(no subject)

Jan 28, 2008 21:05

today a woman that i work with, dee,her daughter died from cancer. she was suffering from it for almost exactly a year. when she found out last year, they originally thought it was breast cancer. then they realized it was also in the liver. i am not even sure if they know which one it originated from.

about two months ago we went out for lunch with both dee and her daughter. she looked okay but when she tried to do simple things like put her food into a box to take home, the plate was too heavy for her to hold. she had sores all over.

i forgot to mention that she was only 34 years old.

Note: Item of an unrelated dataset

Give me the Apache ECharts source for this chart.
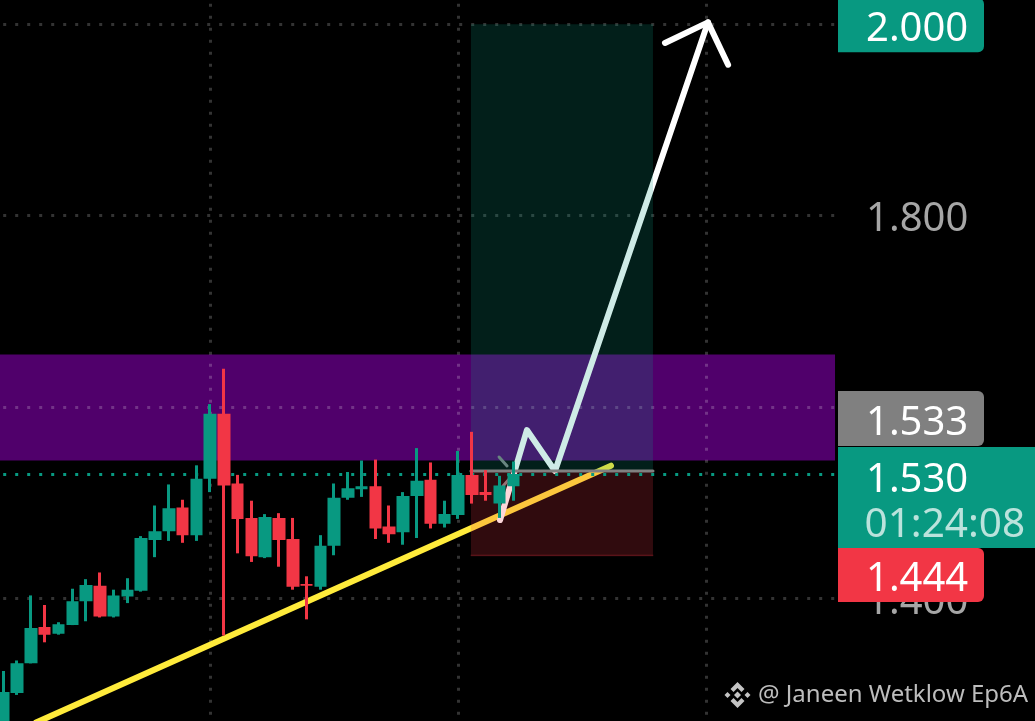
<!DOCTYPE html>
<html>
<head>
<meta charset="utf-8">
<style>html,body{margin:0;padding:0;background:#000}#c{width:1035px;height:721px}</style>
<script src="https://cdn.jsdelivr.net/npm/echarts@6/dist/echarts.min.js"></script>
</head>
<body>
<div id="c"></div>
<script>
// [open, close, low, high]
const candles = [
[1.268,1.302,1.268,1.324],[1.301,1.332,1.299,1.335],[1.332,1.369,1.332,1.403],[1.370,1.362,1.354,1.393],
[1.363,1.373,1.362,1.375],[1.372,1.397,1.372,1.410],[1.397,1.414,1.376,1.420],[1.413,1.381,1.380,1.427],
[1.381,1.403,1.380,1.409],[1.402,1.409,1.395,1.421],[1.408,1.463,1.407,1.465],[1.461,1.470,1.443,1.497],
[1.470,1.494,1.460,1.519],[1.495,1.466,1.458,1.503],[1.466,1.525,1.460,1.539],[1.525,1.593,1.511,1.603],
[1.593,1.518,1.361,1.640],[1.520,1.483,1.447,1.529],[1.484,1.444,1.438,1.502],[1.443,1.485,1.442,1.488],
[1.484,1.461,1.433,1.489],[1.462,1.412,1.409,1.484],[1.415,1.413,1.378,1.423],[1.412,1.455,1.409,1.466],
[1.455,1.505,1.445,1.520],[1.505,1.515,1.503,1.532],[1.514,1.517,1.506,1.544],[1.517,1.473,1.462,1.545],
[1.475,1.467,1.458,1.497],[1.469,1.507,1.456,1.511],[1.507,1.523,1.463,1.557],[1.524,1.478,1.473,1.542],
[1.478,1.488,1.474,1.502],[1.487,1.529,1.483,1.554],[1.529,1.508,1.499,1.574],[1.511,1.508,1.502,1.534],
[1.499,1.518,1.484,1.528],[1.517,1.530,1.502,1.543]
];
const barSlots = 61;
const categories = Array.from({length: barSlots}, (_, i) => String(i));
const gridPrices = [1.4, 1.6, 1.8, 2.0];
const gridBars = [15, 33, 51];
const currentPrice = 1.530;
const resistanceBand = [1.5441, 1.6548];
const bandEndBar = 60.35;
const positionBars = [33.93, 47.14];
const entryPrice = 1.533, targetPrice = 2.000, stopPrice = 1.444;
const trendLine = [[2.37,1.2701],[44.09,1.5386]];
const forecastPath = [[36.04,1.4818],[37.99,1.5759],[40.03,1.533],[51.13,2.002]];
const arrowHead = [[48.01,1.9805],[51.13,2.002],[52.59,1.9577]];
const markStubA = [[35.97,1.5477],[36.55,1.5383]];
const markStubB = [[36.77,1.5257],[36.26,1.5174]];
const tagPrices = [2.000, 1.533, 1.530, 1.444];
const tagLabels = ['2.000', '1.533', '1.530', '1.444'];
const countdown = '01:24:08';
const watermark = '@ Janeen Wetklow Ep6A';

const GREEN = '#089981', RED = '#F23645', FONT = '"Noto Sans", sans-serif';
const dotH = {color:'rgba(255,255,255,0.2)', width:3, type:[3,9], dashOffset:5.3};
const dotV = {color:'rgba(255,255,255,0.2)', width:3, type:[3,9], dashOffset:9.16};

function hostLine(name, z, extra) {
  return Object.assign({name, type:'line', xAxisIndex:1, yAxisIndex:0, z, data:[], silent:true, symbol:'none', animation:false}, extra);
}
function pathLine(name, data, color, width, z) {
  return {name, type:'line', xAxisIndex:1, yAxisIndex:0, z, data, silent:true, symbol:'none', animation:false,
    lineStyle:{color, width, cap:'round', join:'round'}};
}
// price tag layout: [offset from price to box top, height, box right, rounded]
const tagBox = [
  {dy:-26.3, h:54.3, r:984, round:true, fill:GREEN, ty:4},
  {dy:-80, h:55, r:984, round:true, fill:'#808080', ty:5},
  {dy:-27, h:101, r:1035, round:false, fill:GREEN, ty:-17.3},
  {dy:-8.2, h:54, r:984, round:true, fill:RED, ty:4.3}
];

const option = {
  backgroundColor:'#000',
  animation:false,
  grid:{left:-3.5, width:840.6, top:-167.06, height:956.7, containLabel:false, outerBoundsMode:'none'},
  xAxis:[
    {type:'category', data:categories, boundaryGap:true, show:false},
    {type:'value', min:-0.5, max:60.5, show:false, splitLine:{show:false}}
  ],
  yAxis:{type:'value', position:'right', min:1.2, max:2.2, interval:0.2,
    axisLine:{show:false}, axisTick:{show:false}, splitLine:{show:false},
    axisLabel:{margin:29, align:'left',
      rich:{t:{color:'#a6a6a6', fontSize:40, fontFamily:FONT, padding:[8,0,0,0]}},
      formatter:v=>'{t|'+v.toFixed(3)+'}'}},
  series:[
    hostLine('Resistance zone', 1, {markArea:{silent:true, z:1, itemStyle:{color:'#50006B'},
      data:[[{xAxis:-0.5, yAxis:resistanceBand[1]},{xAxis:bandEndBar, yAxis:resistanceBand[0]}]]}}),
    hostLine('Grid', 2, {markLine:{silent:true, z:2, symbol:'none', label:{show:false},
      data:gridPrices.map(p=>({yAxis:p, lineStyle:dotH})).concat(gridBars.map(b=>({xAxis:b, lineStyle:dotV})))}}),
    pathLine('Trend line', trendLine, '#FFEB3B', 6, 3),
    pathLine('Forecast', forecastPath, '#FFFFFF', 6, 3),
    pathLine('Arrow head', arrowHead, '#FFFFFF', 6, 3),
    pathLine('Stub A', markStubA, '#808080', 3, 3),
    pathLine('Stub B', markStubB, '#808080', 3, 3),
    hostLine('Position', 4, {markArea:{silent:true, z:4, data:[
      [{xAxis:positionBars[0], yAxis:targetPrice, itemStyle:{color:'rgba(8,153,129,0.2)'}},{xAxis:positionBars[1], yAxis:entryPrice}],
      [{xAxis:positionBars[0], yAxis:entryPrice, itemStyle:{color:'rgba(242,54,69,0.2)'}},{xAxis:positionBars[1], yAxis:stopPrice}]
    ]}}),
    pathLine('Entry', [[positionBars[0],entryPrice],[positionBars[1],entryPrice]], '#808080', 3, 5),
    pathLine('Stop', [[positionBars[0],stopPrice+0.001],[positionBars[1],stopPrice+0.001]], 'rgba(242,54,69,0.3)', 1, 5),
    hostLine('Current', 5, {markLine:{silent:true, z:5, symbol:'none', label:{show:false},
      data:[{yAxis:currentPrice, lineStyle:{color:GREEN, width:3, type:[3,9], dashOffset:5.3}}]}}),
    {name:'Wicks', type:'candlestick', xAxisIndex:0, yAxisIndex:0, z:6, silent:true, data:candles, barWidth:1, clip:false,
      itemStyle:{color:GREEN, color0:RED, borderColor:GREEN, borderColor0:RED, borderWidth:3}},
    {name:'Bodies', type:'candlestick', xAxisIndex:0, yAxisIndex:0, z:7, silent:true, data:candles, barWidth:13, clip:false,
      itemStyle:{color:GREEN, color0:RED, borderColor:GREEN, borderColor0:RED, borderWidth:0}},
    {name:'Price tags', type:'custom', xAxisIndex:0, yAxisIndex:0, z:10, silent:true, clip:false,
      data:tagPrices.map((p,i)=>[0,p,i]),
      renderItem(params, api){
        const i = api.value(2), b = tagBox[i], y = api.coord([0, api.value(1)])[1], top = y + b.dy;
        const kids = [
          {type:'rect', shape:{x:838, y:top, width:b.r-838, height:b.h, r:b.round?[0,6,6,0]:0}, style:{fill:b.fill}},
          {type:'text', style:{x:866, y:top+b.h/2+b.ty, text:tagLabels[i], fill:'#fff', font:'40px '+FONT, textAlign:'left', textVerticalAlign:'middle'}}
        ];
        if (i === 2) kids.push({type:'text', style:{x:864.5, y:top+b.h/2+27.7, text:countdown, fill:'rgba(255,255,255,0.72)', font:'40.5px '+FONT, textAlign:'left', textVerticalAlign:'middle'}});
        return {type:'group', children:kids};
      }}
  ],
  graphic:[
    {type:'group', x:737.5, y:695, silent:true, z:20, children:[
      {type:'polygon', shape:{points:[[0,-13],[7,-6],[4,-3],[0,-7],[-4,-3],[-7,-6]]}, style:{fill:'#c4c4c4'}},
      {type:'polygon', shape:{points:[[0,13],[7,6],[4,3],[0,7],[-4,3],[-7,6]]}, style:{fill:'#c4c4c4'}},
      {type:'polygon', shape:{points:[[0,-3.5],[3.5,0],[0,3.5],[-3.5,0]]}, style:{fill:'#c4c4c4'}},
      {type:'polygon', shape:{points:[[-10,-3],[-7,0],[-10,3],[-13,0]]}, style:{fill:'#c4c4c4'}},
      {type:'polygon', shape:{points:[[10,-3],[13,0],[10,3],[7,0]]}, style:{fill:'#c4c4c4'}}
    ]},
    {type:'text', x:758, y:695, silent:true, z:20, style:{text:watermark, fill:'#bdbdbd', font:'24px '+FONT, textAlign:'left', textVerticalAlign:'middle'}}
  ]
};
const chart = echarts.init(document.getElementById('c'), null, {renderer:'canvas'});
chart.setOption(option);
</script>
</body>
</html>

i feel very numb. i feel for dee because i couldn't imagine losing a daughter, but i can't cry because i feel like she suffered enough, i feel like there is nothing better for her then being at peace.

a 17 year old girl also comes to my job and suffers from some kind of cancer. her mother said that she had to get surgery and probably won't get out of bed for the next two months. they are the sweetest family and i hope i dont want to be nosey and ask questions, so i just hope that didnt mean that the cancer came back or got worse.

at this moment in time i feel thankful for my life and for my health. lately when i go to bed i ask God for nothing but the happiness, safety and health for those that i care about. and this is unlike me, but by asking him for those few things, it keeps me aware of how thankful i should be and how thankful everyone else should be as well.